We cannot repay the debt because we have nothing to pay it with. We cannot repay the debt because it’s not our responsibility… .

The debt is also the product of confrontations. When people talk to us today about economic crisis, they forget to mention that the crisis didn’t appear overnight. It has been with us for a long time, and it will deepen more and more as the popular masses become increasingly aware of their rights in face of the exploiters.

There is a crisis today because the masses refuse to allow wealth to be concentrated in the hands of a few individuals. There is a crisis because a few individuals hold colossal sums of money in foreign banks—enough to develop Africa. There is a crisis because in face of these individual fortunes, whose owners we can name, the popular masses refuse to live in ghettos and slums. There is a crisis because people everywhere refuse to stay in Soweto when Johannesburg is directly opposite them. That is, there is struggle, and the deepening of this struggle leads to worries among the holders of financial power.

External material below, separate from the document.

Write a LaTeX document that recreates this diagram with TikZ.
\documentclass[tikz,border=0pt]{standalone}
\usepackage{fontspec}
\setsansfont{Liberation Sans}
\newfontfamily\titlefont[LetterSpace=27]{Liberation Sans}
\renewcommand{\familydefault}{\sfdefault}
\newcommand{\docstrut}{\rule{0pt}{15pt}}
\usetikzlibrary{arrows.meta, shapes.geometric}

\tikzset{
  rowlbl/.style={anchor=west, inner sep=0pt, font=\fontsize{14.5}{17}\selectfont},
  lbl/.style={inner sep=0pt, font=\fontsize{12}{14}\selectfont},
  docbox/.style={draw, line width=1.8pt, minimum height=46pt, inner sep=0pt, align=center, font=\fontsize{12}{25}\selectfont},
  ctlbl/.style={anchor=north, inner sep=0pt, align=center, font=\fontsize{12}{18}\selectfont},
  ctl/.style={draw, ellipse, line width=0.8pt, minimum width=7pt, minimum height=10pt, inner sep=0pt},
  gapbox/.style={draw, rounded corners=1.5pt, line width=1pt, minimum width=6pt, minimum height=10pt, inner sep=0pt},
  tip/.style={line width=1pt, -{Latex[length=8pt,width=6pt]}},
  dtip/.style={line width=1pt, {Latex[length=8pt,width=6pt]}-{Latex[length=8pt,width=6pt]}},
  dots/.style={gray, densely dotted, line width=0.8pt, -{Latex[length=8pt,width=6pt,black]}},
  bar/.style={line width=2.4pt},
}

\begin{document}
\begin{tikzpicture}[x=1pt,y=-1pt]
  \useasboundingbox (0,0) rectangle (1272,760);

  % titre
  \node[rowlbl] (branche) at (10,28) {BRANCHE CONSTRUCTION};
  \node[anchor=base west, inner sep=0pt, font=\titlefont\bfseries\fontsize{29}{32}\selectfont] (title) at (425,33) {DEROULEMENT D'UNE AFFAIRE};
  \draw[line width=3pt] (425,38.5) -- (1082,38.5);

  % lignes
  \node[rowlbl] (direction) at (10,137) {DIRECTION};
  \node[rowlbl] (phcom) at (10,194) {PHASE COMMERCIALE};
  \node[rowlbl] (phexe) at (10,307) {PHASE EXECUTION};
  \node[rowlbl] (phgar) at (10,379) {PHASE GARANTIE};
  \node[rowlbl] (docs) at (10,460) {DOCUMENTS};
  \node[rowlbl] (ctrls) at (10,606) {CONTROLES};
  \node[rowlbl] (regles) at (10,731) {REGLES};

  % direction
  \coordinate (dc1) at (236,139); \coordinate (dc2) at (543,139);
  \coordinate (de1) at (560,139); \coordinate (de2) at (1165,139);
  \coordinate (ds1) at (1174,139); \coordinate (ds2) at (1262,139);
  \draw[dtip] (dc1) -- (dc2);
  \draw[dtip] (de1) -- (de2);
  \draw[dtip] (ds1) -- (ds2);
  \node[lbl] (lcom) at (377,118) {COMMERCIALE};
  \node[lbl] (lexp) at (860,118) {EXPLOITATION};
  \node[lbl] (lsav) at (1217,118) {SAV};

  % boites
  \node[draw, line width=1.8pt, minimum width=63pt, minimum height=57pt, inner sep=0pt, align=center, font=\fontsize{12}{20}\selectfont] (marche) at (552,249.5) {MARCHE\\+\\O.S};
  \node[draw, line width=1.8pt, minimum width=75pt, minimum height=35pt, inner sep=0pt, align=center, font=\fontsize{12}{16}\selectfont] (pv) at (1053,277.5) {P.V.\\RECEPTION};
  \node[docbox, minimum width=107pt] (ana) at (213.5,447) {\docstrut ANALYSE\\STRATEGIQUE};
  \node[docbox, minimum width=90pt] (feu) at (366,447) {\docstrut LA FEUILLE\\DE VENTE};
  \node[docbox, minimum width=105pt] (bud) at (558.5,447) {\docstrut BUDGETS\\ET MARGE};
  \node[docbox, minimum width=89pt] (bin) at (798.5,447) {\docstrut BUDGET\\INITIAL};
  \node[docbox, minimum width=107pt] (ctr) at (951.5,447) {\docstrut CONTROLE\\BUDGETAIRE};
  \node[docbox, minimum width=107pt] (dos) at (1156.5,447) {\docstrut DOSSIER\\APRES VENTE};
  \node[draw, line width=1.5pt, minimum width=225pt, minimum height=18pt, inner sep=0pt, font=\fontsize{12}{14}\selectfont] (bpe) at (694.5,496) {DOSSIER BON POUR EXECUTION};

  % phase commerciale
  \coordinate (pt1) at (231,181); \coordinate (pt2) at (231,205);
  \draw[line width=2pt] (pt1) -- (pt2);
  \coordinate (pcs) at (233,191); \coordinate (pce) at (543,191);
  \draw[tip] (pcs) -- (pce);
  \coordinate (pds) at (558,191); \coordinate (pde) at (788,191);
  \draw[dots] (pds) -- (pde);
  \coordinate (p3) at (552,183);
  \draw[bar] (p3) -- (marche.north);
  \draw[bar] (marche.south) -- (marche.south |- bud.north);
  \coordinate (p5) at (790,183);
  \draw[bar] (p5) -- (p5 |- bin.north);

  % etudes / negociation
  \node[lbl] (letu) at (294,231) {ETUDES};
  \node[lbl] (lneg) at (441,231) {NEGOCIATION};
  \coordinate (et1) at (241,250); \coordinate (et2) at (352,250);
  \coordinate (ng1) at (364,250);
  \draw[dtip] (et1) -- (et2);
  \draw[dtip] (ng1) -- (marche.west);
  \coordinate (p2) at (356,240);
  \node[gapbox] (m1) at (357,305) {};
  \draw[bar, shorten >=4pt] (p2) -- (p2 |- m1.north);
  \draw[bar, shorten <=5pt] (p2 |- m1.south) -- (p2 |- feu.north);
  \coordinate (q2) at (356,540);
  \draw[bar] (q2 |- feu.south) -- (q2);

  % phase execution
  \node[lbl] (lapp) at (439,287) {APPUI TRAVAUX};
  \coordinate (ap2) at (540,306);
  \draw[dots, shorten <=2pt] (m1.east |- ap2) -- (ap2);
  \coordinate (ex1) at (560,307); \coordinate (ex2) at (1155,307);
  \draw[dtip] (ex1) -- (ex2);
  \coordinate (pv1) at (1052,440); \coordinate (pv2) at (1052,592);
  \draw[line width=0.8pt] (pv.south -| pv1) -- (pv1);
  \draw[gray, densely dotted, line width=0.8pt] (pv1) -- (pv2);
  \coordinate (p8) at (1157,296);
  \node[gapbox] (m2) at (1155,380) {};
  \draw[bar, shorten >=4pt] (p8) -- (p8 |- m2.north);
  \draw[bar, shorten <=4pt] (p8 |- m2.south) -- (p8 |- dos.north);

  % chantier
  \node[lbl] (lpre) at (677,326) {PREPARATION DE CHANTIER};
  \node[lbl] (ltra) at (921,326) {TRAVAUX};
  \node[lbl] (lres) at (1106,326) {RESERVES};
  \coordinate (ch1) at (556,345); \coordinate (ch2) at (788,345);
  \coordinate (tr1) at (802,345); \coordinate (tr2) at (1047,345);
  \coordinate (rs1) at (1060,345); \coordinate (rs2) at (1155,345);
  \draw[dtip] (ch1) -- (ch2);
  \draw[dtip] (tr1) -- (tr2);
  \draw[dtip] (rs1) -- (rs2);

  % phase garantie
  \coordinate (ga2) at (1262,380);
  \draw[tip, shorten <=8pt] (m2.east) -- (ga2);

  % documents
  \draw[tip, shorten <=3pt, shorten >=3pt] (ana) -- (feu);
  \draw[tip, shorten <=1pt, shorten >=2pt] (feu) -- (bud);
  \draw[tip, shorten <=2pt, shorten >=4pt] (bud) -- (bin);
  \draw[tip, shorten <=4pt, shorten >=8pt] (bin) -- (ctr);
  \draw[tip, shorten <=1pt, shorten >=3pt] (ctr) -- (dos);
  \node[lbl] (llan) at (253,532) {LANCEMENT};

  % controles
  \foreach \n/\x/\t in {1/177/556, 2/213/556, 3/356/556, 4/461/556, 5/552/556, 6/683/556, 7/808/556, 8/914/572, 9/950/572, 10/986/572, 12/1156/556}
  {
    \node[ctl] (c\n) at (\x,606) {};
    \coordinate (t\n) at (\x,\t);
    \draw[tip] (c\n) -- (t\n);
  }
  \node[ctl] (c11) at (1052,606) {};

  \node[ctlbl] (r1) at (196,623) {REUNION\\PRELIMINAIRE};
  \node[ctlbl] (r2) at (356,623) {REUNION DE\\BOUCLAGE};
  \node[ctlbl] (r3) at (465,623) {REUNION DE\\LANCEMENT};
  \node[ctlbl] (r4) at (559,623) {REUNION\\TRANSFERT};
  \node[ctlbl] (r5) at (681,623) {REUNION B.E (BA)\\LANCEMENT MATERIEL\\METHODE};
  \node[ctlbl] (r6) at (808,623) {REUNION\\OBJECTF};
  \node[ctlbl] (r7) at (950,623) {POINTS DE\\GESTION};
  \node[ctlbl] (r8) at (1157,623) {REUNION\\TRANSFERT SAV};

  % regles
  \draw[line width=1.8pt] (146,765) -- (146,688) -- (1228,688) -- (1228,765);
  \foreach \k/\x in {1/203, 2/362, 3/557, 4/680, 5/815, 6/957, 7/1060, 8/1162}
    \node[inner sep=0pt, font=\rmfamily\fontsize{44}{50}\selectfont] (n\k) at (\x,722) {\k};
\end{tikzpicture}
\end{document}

They ask us today to collaborate in the search for stability. Stability to the benefit of the holders of financial power. Stability to the detriment of the popular masses. No, we can’t be accomplices in this. No, we can’t go along with those who suck the blood of our peoples and who live off the sweat of our peoples. We can’t go along with their murderous ventures.

Mr. President:

We hear talk of clubs—the Club of Rome, the Club of Paris, the Club of Everywhere. We hear talk of the Group of Five, of Seven, of the Group of Ten, perhaps the Group of One Hundred. Who knows what else? It’s normal that we too have our own club, our own group. Starting today, let’s make Addis Ababa a similar seat, the center from which will come a breath of fresh air, the Club of Addis Ababa. We have the duty to create the united front of Addis Ababa against the debt. This is the only way we can say today that, by refusing to pay, we’re not setting out on a course of war but, on the contrary, a fraternal course of explaining the facts as they are.

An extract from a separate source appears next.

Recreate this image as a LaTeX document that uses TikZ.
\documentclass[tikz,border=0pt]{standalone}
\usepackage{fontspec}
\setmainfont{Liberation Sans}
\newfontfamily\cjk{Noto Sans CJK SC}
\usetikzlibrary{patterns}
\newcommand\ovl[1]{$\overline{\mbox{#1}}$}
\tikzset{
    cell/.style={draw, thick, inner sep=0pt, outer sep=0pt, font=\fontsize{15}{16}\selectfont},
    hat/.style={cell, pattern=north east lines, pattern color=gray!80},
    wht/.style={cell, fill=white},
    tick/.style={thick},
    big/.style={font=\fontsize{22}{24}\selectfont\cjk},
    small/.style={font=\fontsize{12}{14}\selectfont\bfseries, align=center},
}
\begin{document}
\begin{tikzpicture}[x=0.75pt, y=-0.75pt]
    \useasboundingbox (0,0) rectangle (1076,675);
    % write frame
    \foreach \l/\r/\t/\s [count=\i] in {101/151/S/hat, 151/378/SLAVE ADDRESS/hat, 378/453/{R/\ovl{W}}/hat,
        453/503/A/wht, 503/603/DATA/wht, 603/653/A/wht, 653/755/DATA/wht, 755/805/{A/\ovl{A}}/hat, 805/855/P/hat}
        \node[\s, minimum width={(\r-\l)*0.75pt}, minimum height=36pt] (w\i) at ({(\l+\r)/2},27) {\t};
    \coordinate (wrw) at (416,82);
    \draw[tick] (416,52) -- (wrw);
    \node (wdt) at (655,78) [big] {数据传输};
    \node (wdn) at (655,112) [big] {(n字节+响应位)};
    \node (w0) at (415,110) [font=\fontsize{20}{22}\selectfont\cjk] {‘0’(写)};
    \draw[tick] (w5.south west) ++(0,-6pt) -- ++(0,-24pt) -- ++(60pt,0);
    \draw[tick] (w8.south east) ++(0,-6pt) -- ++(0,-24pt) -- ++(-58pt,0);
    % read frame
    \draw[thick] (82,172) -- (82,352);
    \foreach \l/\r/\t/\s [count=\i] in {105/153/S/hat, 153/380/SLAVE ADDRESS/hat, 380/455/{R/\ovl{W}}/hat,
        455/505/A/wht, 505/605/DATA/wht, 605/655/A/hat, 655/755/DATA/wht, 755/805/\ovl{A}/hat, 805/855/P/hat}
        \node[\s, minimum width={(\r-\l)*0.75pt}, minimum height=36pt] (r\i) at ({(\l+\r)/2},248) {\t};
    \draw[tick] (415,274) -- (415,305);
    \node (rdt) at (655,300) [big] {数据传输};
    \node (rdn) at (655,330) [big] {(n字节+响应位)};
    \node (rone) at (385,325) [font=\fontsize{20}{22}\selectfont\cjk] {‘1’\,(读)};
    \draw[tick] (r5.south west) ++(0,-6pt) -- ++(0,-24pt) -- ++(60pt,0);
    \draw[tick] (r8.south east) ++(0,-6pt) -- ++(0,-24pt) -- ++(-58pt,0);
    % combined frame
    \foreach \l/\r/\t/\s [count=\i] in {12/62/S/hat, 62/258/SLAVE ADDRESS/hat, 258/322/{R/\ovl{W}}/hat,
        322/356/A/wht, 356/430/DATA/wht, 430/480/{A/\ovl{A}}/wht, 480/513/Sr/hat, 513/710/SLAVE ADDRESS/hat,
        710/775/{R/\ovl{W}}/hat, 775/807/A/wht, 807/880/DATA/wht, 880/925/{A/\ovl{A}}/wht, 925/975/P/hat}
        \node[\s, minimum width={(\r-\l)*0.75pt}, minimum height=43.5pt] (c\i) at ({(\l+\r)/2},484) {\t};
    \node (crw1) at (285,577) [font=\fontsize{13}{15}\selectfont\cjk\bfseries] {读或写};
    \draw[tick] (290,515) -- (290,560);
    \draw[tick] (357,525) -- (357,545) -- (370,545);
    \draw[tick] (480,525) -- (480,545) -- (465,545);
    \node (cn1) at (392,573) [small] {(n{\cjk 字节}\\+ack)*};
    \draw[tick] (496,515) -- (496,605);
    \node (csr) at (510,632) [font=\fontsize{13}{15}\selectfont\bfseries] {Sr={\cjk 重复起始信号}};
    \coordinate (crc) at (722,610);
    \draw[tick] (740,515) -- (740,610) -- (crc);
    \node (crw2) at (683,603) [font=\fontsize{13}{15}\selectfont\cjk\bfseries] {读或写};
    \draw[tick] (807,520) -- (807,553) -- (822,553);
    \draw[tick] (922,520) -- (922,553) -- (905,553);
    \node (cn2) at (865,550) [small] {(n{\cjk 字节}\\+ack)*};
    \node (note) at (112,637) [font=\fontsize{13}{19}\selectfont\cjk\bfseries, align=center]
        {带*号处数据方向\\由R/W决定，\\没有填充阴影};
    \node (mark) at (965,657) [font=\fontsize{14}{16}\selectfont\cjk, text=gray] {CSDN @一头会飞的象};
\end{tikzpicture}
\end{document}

What’s more, the popular masses of Europe are not opposed to the popular masses of Africa. Those who want to exploit Africa are the same ones as those who exploit Europe. We have a common enemy. Our Club of Addis Ababa must tell both sides that the debt cannot be paid. When we say the debt cannot be paid we are in no way against morality, dignity, or respect for one’s word. It’s our view that we don’t have the same morals as the other side. The rich and the poor don’t share the same morals. The Bible and the Koran can’t serve in the same way those who exploit the people and those who are exploited. There will have to be two editions of the Bible and two editions of the Koran. [Applause]

We can’t accept their morals. We can’t accept their talking to us about dignity. We can’t accept their talking to us about the merits of those who pay and about a loss of confidence in those who don’t pay. On the contrary, we must explain that it’s normal these days to favor the view that the richest people are the biggest thieves. A poor man who steals commits no more than larceny, a petty crime, just to survive, out of necessity. The rich are the ones who rob the tax revenue and customs duties. They are the ones who exploit the people.